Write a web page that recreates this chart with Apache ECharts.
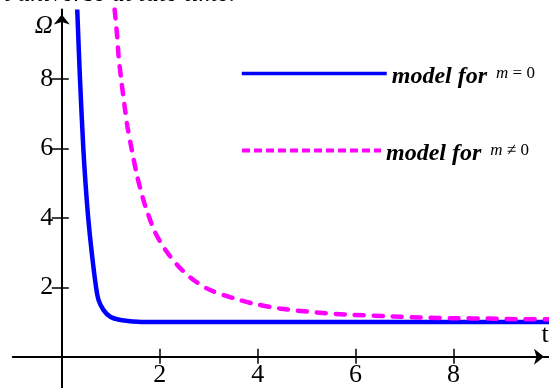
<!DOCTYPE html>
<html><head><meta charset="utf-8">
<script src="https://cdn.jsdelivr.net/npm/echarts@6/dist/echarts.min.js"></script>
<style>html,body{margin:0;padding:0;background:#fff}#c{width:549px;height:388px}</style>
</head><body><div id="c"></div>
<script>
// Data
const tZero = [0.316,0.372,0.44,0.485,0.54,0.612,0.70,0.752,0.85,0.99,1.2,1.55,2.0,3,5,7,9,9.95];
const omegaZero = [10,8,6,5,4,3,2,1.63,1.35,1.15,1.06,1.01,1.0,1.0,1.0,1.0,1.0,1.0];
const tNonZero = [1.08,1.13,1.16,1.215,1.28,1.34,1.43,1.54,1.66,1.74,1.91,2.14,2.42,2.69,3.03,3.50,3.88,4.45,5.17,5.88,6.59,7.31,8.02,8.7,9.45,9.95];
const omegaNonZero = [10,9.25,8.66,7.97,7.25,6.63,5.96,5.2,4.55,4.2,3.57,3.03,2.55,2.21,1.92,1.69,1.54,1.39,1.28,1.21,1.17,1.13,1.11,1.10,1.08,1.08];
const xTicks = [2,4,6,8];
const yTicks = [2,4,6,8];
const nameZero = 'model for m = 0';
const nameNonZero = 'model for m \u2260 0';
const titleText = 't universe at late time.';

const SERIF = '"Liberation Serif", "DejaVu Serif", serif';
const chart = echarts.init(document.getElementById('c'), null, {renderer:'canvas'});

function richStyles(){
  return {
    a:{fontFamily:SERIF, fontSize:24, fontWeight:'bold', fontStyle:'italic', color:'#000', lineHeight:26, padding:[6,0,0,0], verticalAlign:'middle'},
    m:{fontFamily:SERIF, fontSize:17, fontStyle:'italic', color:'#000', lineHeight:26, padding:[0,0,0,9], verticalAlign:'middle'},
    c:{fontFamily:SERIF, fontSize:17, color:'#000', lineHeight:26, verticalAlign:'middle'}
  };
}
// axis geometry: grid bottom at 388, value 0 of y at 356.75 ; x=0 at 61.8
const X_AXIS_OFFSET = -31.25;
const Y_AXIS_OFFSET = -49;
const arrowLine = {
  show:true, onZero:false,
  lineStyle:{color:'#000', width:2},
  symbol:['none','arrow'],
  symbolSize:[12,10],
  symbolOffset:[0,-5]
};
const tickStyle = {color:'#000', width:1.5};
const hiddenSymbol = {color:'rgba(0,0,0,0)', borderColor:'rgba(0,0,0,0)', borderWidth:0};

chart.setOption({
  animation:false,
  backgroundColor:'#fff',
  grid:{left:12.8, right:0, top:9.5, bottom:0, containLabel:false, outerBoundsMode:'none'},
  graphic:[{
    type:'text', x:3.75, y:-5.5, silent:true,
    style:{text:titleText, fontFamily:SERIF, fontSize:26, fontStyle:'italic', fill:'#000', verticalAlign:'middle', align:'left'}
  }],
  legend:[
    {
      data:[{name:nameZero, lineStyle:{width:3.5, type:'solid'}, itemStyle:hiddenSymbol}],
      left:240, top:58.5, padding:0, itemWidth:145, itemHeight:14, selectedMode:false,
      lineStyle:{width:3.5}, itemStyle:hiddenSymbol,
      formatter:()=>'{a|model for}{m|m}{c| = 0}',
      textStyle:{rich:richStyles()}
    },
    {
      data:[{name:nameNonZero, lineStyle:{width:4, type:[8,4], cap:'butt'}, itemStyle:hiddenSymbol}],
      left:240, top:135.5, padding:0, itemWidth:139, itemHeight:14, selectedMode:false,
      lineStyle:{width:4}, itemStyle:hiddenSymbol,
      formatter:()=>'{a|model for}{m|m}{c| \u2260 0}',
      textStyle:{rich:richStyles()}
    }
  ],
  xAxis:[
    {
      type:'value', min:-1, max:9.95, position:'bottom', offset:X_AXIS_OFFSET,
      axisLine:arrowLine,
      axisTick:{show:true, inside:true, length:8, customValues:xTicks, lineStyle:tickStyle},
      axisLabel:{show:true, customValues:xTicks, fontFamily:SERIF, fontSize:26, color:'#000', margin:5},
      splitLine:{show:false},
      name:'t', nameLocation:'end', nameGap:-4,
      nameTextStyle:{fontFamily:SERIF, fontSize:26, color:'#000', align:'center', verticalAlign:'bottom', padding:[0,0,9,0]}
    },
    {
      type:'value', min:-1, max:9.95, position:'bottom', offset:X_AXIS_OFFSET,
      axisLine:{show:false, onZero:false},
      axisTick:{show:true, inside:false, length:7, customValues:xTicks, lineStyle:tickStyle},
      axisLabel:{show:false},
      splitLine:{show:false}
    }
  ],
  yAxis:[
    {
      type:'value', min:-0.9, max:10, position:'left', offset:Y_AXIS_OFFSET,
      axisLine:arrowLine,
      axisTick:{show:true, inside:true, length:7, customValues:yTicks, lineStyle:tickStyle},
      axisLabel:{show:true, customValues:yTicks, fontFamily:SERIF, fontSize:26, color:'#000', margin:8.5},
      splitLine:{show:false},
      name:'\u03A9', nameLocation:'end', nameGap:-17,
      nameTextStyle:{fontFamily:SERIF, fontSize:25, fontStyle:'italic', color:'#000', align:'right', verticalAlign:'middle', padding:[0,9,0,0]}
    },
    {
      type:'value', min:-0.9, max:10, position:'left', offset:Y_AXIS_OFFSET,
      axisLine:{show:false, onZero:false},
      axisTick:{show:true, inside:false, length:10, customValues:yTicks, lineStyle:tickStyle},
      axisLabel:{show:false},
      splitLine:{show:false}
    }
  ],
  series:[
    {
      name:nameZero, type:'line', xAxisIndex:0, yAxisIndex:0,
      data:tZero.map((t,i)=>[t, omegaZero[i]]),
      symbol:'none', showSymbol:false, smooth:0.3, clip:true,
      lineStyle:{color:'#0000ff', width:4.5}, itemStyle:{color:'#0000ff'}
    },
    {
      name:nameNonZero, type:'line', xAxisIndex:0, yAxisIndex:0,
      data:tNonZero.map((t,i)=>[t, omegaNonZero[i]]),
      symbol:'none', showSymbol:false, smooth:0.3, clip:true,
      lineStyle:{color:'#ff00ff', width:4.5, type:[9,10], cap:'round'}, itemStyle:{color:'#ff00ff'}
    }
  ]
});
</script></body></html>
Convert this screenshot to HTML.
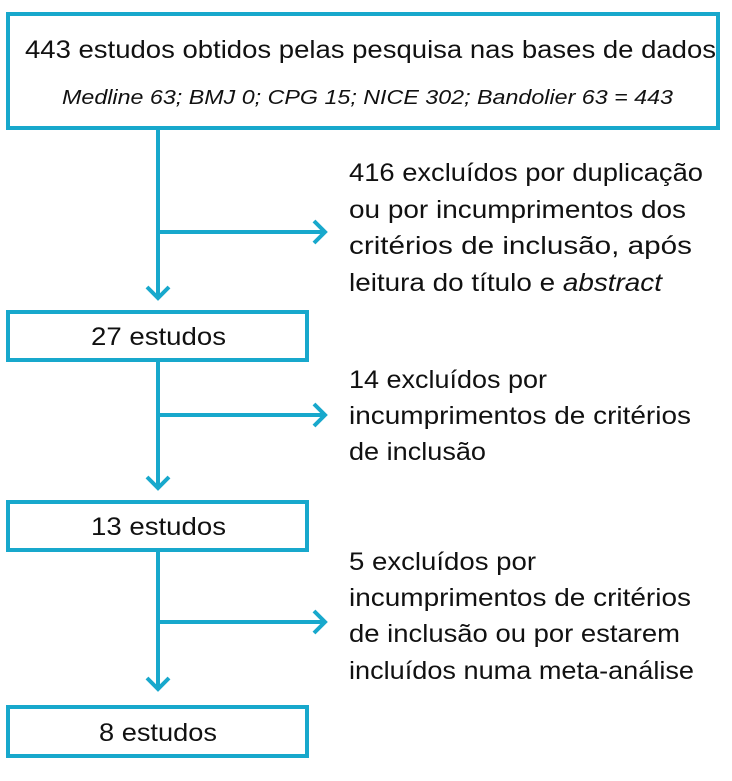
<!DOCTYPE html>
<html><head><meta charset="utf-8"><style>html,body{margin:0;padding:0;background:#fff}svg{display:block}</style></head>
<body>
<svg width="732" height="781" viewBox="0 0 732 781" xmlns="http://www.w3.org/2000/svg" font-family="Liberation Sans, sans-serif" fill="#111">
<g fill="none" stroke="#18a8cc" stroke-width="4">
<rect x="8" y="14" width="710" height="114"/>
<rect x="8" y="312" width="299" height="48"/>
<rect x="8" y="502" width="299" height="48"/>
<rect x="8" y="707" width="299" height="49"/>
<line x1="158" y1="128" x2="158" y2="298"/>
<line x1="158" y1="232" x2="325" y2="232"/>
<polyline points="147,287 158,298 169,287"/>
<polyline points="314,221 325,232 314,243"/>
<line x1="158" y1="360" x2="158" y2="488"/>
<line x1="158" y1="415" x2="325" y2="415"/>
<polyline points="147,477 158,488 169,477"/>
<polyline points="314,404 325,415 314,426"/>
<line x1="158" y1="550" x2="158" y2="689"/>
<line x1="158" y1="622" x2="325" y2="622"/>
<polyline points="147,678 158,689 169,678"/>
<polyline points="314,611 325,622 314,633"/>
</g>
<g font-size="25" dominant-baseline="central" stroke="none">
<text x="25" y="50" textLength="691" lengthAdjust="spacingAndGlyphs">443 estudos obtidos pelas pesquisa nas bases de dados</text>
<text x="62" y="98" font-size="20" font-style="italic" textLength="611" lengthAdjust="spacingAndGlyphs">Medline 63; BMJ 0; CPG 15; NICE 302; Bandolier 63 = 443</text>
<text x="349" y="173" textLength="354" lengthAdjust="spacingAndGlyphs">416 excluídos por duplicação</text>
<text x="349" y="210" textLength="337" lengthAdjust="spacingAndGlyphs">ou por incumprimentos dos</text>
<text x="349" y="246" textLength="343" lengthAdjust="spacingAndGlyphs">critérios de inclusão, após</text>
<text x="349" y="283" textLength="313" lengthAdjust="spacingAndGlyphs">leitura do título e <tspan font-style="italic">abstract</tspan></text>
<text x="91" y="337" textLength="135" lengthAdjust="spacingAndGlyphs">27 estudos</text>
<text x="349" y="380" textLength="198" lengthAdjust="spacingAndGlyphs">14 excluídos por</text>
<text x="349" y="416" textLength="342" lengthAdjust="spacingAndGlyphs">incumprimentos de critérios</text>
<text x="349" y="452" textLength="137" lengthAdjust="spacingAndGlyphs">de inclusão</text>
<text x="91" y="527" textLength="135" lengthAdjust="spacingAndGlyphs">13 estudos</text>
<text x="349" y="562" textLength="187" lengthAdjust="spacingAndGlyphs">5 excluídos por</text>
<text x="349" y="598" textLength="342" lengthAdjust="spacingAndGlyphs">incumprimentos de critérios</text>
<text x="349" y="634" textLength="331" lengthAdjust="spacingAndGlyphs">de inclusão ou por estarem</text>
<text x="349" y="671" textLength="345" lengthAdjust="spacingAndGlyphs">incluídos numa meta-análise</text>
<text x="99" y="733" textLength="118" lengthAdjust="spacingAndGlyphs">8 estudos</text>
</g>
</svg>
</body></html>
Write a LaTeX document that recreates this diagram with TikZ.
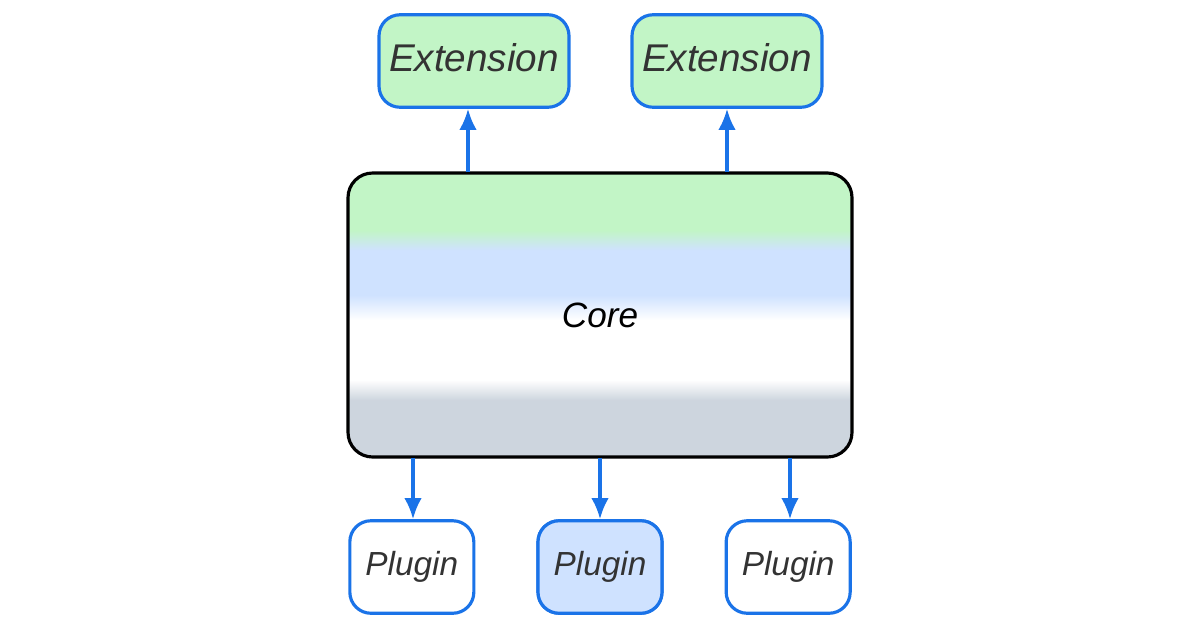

:::

• THE REQUEST
Pick out each line containing the string "that" and copy it.

• WORKED SOLUTION
Write a web page that recreates this chart with Apache ECharts.
Write a LaTeX document that recreates this diagram with TikZ.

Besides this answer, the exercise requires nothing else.